Walter Russell Mead calls the people who related to Kyle “Jacksonian” Americans. They fight our wars and shed their blood to wrest cities like Fallujah from the enemy, only to see feckless politicians all but give them back to groups like ISIS. They live in a country as multiethnic as was Cervantes’s and Shakespeare’s, but with one big difference: Today’s leaders and elites are trying to make our differences deeper and permanent, increasing the Jacksonians’ feeling of alienation.
As Charles Murray has documented, Jacksonians have been on the losing side of our economy and culture for decades, and have watched their social and human capital fray. And yet, as Mead put it 17 years ago, our leaders “cannot wage a major international war without Jacksonian support.” The day-to-day vagaries of our politics and culture aside, it is to America that the rest of the world looks when freedom is threatened. So a present day American bard would do well to ignore Sontag and Taibbi and tell the tale as director Clint Eastwood did in American Sniper. The real Kyle was Cervantes at Lepanto and in Algerian captivity. Yet what comes through, for those open to the movie’s message, was a modern echo of Agincourt: “For he to-day that sheds his blood with me/ Shall be my brother.”
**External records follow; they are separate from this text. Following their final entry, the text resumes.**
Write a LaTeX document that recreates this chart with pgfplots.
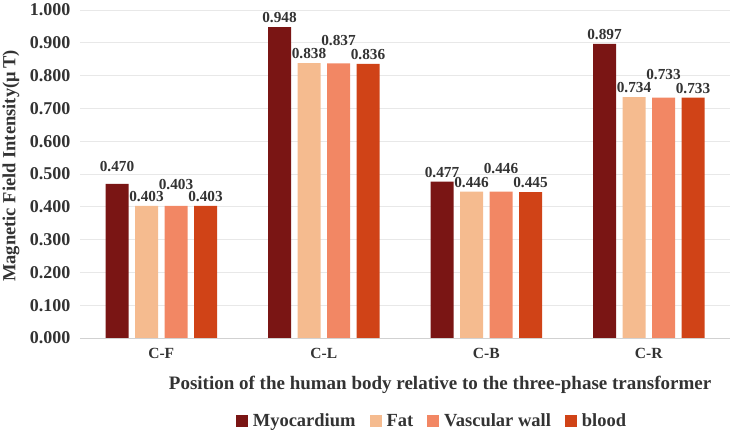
\documentclass[border=0pt]{standalone}
\usepackage{pgfplots}
\pgfplotsset{compat=1.18}
\usepackage{pgfplotstable}
\usepackage{fontspec}
\setmainfont{Liberation Serif}

\definecolor{myo}{RGB}{122,21,20}
\definecolor{fat}{RGB}{245,187,143}
\definecolor{vasc}{RGB}{242,135,100}
\definecolor{blood}{RGB}{208,67,23}

% x = position index, y = field intensity, dy = extra lift of the value label
\pgfplotstableread{
x y dy
0 0.470 8
1 0.948 0
2 0.477 0
3 0.897 0
}\myocardium
\pgfplotstableread{
x y dy
0 0.403 0
1 0.838 0
2 0.446 0
3 0.734 0
}\fat
\pgfplotstableread{
x y dy
0 0.403 12
1 0.837 14
2 0.446 14
3 0.733 14
}\vascular
\pgfplotstableread{
x y dy
0 0.403 0
1 0.836 0
2 0.445 0
3 0.733 0
}\blood

\begin{document}
\begin{tikzpicture}
\useasboundingbox (0,0) rectangle (732bp,435bp);
\begin{axis}[
  at={(80bp,97bp)}, anchor=south west,
  scale only axis, width=650bp, height=328bp,
  ybar=6.5bp, bar width=23bp,
  xmin=-0.5, xmax=3.5, ymin=0, ymax=1,
  xtick={0,1,2,3}, xticklabels={C-F,C-L,C-B,C-R},
  ytick={0,0.1,...,1.0},
  major tick length=0pt,
  axis x line*=bottom, axis y line*=left,
  x axis line style={draw=black!18, line width=1bp, -},
  y axis line style={draw=none},
  ymajorgrids, grid style={draw=black!9, line width=0.8bp},
  /pgf/number format/assume math mode=true,
  yticklabel style={/pgf/number format/.cd, fixed, fixed zerofill, precision=3, /tikz/.cd,
    font=\fontsize{18bp}{20bp}\selectfont\bfseries, text=black!80, xshift=-6bp},
  xticklabel style={font=\fontsize{15.5bp}{18bp}\selectfont\bfseries, text=black!80, yshift=-7bp},
  xlabel={Position of the human body relative to the three-phase transformer},
  xlabel style={at={(axis description cs:0.554,-0.143)}, anchor=center,
    font=\fontsize{19bp}{22bp}\selectfont\bfseries, text=black!80},
  ylabel={Magnetic Field Intensity(μ\,T)},
  ylabel style={at={(axis description cs:-0.106,0.524)}, anchor=center,
    font=\fontsize{18.5bp}{20bp}\selectfont\bfseries, text=black!80},
  nodes near coords,
  visualization depends on={\thisrow{dy} \as \dy},
  nodes near coords style={/pgf/number format/.cd, fixed, fixed zerofill, precision=3,
    assume math mode=true, /tikz/.cd,
    font=\fontsize{15.3bp}{17bp}\selectfont\bfseries, text=black!80,
    anchor=south, inner sep=1bp, yshift=3bp+\dy bp},
  legend columns=4,
  legend style={at={(0.5415,-0.253)}, anchor=center, draw=none, fill=none,
    font=\fontsize{18.5bp}{20bp}\selectfont\bfseries, text=black!80,
    /tikz/every odd column/.append style={column sep=3bp},
    /tikz/every even column/.append style={column sep=12bp},
    inner sep=0pt},
  legend image code/.code={\fill[#1] (0bp,-6bp) rectangle (12bp,6bp);},
]
\addplot[fill=myo, draw=none] table[x=x, y=y] {\myocardium};
\addplot[fill=fat, draw=none] table[x=x, y=y] {\fat};
\addplot[fill=vasc, draw=none] table[x=x, y=y] {\vascular};
\addplot[fill=blood, draw=none] table[x=x, y=y] {\blood};
\legend{Myocardium, Fat, Vascular wall, blood}
\end{axis}
\end{tikzpicture}
\end{document}
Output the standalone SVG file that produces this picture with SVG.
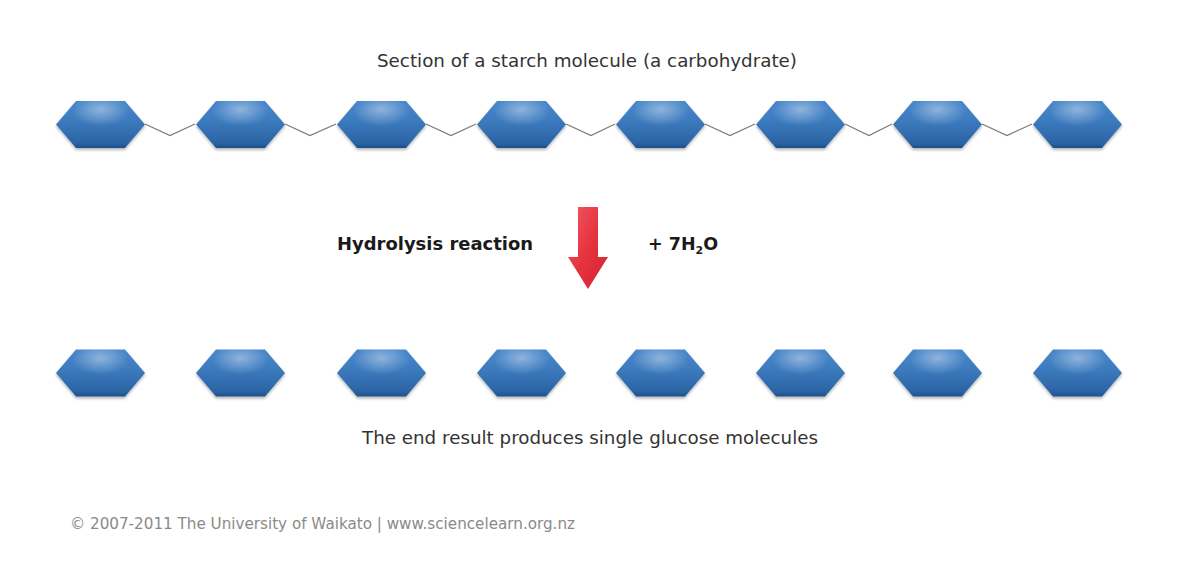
<svg xmlns="http://www.w3.org/2000/svg" width="1200" height="578" viewBox="0 0 1200 578">
<defs>
<linearGradient id="hexFill" x1="0" y1="0" x2="0" y2="1">
<stop offset="0" stop-color="#4a88cb"/>
<stop offset="0.45" stop-color="#3b79bd"/>
<stop offset="0.9" stop-color="#2a63a3"/>
<stop offset="1" stop-color="#1e4f88"/>
</linearGradient>
<radialGradient id="hexShine" cx="0.5" cy="0.22" r="0.32" fx="0.5" fy="0.18">
<stop offset="0" stop-color="#ffffff" stop-opacity="0.4"/>
<stop offset="1" stop-color="#ffffff" stop-opacity="0"/>
</radialGradient>
<linearGradient id="arrowFill" x1="0" y1="0" x2="1" y2="1">
<stop offset="0" stop-color="#f25866"/>
<stop offset="0.5" stop-color="#e6343f"/>
<stop offset="1" stop-color="#d22232"/>
</linearGradient>
<filter id="shadow" x="-20%" y="-20%" width="140%" height="160%">
<feGaussianBlur in="SourceAlpha" stdDeviation="1.5"/>
<feOffset dx="0" dy="2" result="b"/>
<feComponentTransfer><feFuncA type="linear" slope="0.3"/></feComponentTransfer>
<feMerge><feMergeNode/><feMergeNode in="SourceGraphic"/></feMerge>
</filter>
<g id="hex">
<polygon points="-44,0 -24,-23.5 25,-23.5 45,0 25,23.5 -24,23.5" fill="url(#hexFill)" filter="url(#shadow)"/>
<polygon points="-44,0 -24,-23.5 25,-23.5 45,0 25,23.5 -24,23.5" fill="url(#hexShine)"/>
</g>
</defs>
<style>
.t{font-family:"DejaVu Sans","Verdana",sans-serif;fill:#333333}
.b{font-family:"DejaVu Sans","Verdana",sans-serif;font-weight:bold;fill:#1a1a1a}
.c{font-family:"DejaVu Sans","Verdana",sans-serif;fill:#8a8a8a}
.bond{fill:none;stroke:#7a7a7a;stroke-width:1.2}
</style>
<rect width="1200" height="578" fill="#ffffff"/>
<text class="t" x="377" y="67" font-size="17.5" textLength="420" lengthAdjust="spacingAndGlyphs">Section of a starch molecule (a carbohydrate)</text>
<g id="connectors">
<polyline class="bond" points="145,124 170,135.5 195,124"/>
<polyline class="bond" points="285,124 310,135.5 336,124"/>
<polyline class="bond" points="426,124 451,135.5 476,124"/>
<polyline class="bond" points="566,124 591,135.5 615,124"/>
<polyline class="bond" points="705,124 730,135.5 755,124"/>
<polyline class="bond" points="845,124 869,135.5 892,124"/>
<polyline class="bond" points="982,124 1007,135.5 1032,124"/>
</g>
<g id="starch">
<g id="s1"><use href="#hex" x="100" y="124.5"/></g>
<g id="s2"><use href="#hex" x="240" y="124.5"/></g>
<g id="s3"><use href="#hex" x="381" y="124.5"/></g>
<g id="s4"><use href="#hex" x="521" y="124.5"/></g>
<g id="s5"><use href="#hex" x="660" y="124.5"/></g>
<g id="s6"><use href="#hex" x="800" y="124.5"/></g>
<g id="s7"><use href="#hex" x="937" y="124.5"/></g>
<g id="s8"><use href="#hex" x="1077" y="124.5"/></g>
</g>
<g id="reaction">
<text class="b" x="337" y="250" font-size="17.5" textLength="196" lengthAdjust="spacingAndGlyphs">Hydrolysis reaction</text>
<polygon points="578,207 598,207 598,257 608,257 588,289 568,257 578,257" fill="url(#arrowFill)"/>
<text class="b" x="648" y="250" font-size="17.5">+ 7H<tspan font-size="11" dy="4">2</tspan><tspan dy="-4">O</tspan></text>
</g>
<g id="glucose">
<g id="g1"><use href="#hex" x="100" y="373"/></g>
<g id="g2"><use href="#hex" x="240" y="373"/></g>
<g id="g3"><use href="#hex" x="381" y="373"/></g>
<g id="g4"><use href="#hex" x="521" y="373"/></g>
<g id="g5"><use href="#hex" x="660" y="373"/></g>
<g id="g6"><use href="#hex" x="800" y="373"/></g>
<g id="g7"><use href="#hex" x="937" y="373"/></g>
<g id="g8"><use href="#hex" x="1077" y="373"/></g>
</g>
<text class="t" x="362" y="444" font-size="17.5" textLength="456" lengthAdjust="spacingAndGlyphs">The end result produces single glucose molecules</text>
<text class="c" x="70" y="529" font-size="15" textLength="505" lengthAdjust="spacingAndGlyphs">© 2007-2011 The University of Waikato | www.sciencelearn.org.nz</text>
</svg>
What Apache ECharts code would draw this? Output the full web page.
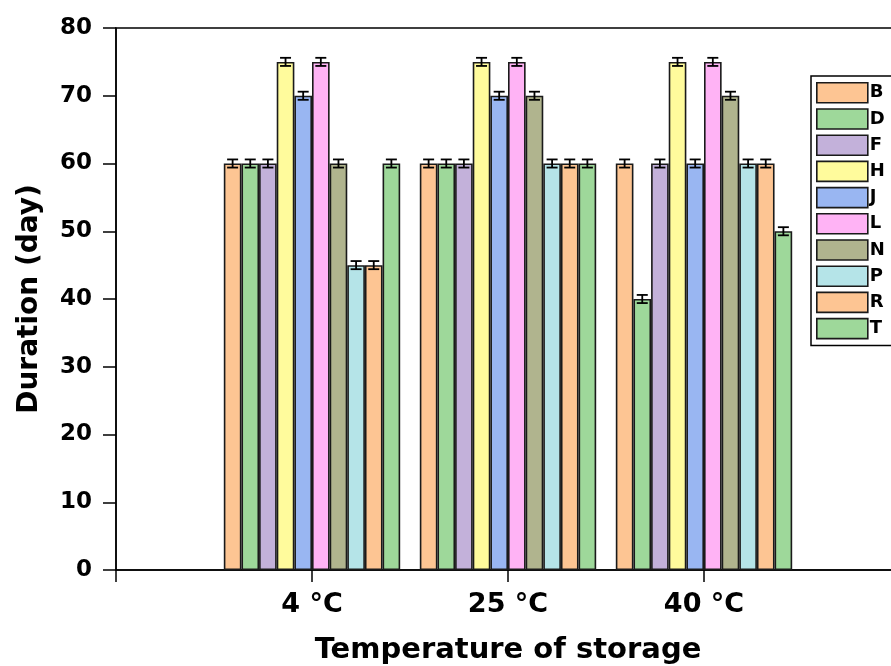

1Curiously, however, they didn’t die on the same day. Rather, their days of death became the same date a century and a half later, when Britain finally adopted the Gregorian calendar. Some scholars also think that Cervantes may have died before midnight, and thus on April 22.
2Armstrong-Roche, “Imperial Theater of War: Republican Virtues under Siege in Cervantes’s Numancia”, Journal of Spanish Cultural Studies (July 2005).
3Shapiro, The Year of Lear: Shakespeare in 1606 (Simon & Schuster, 2015).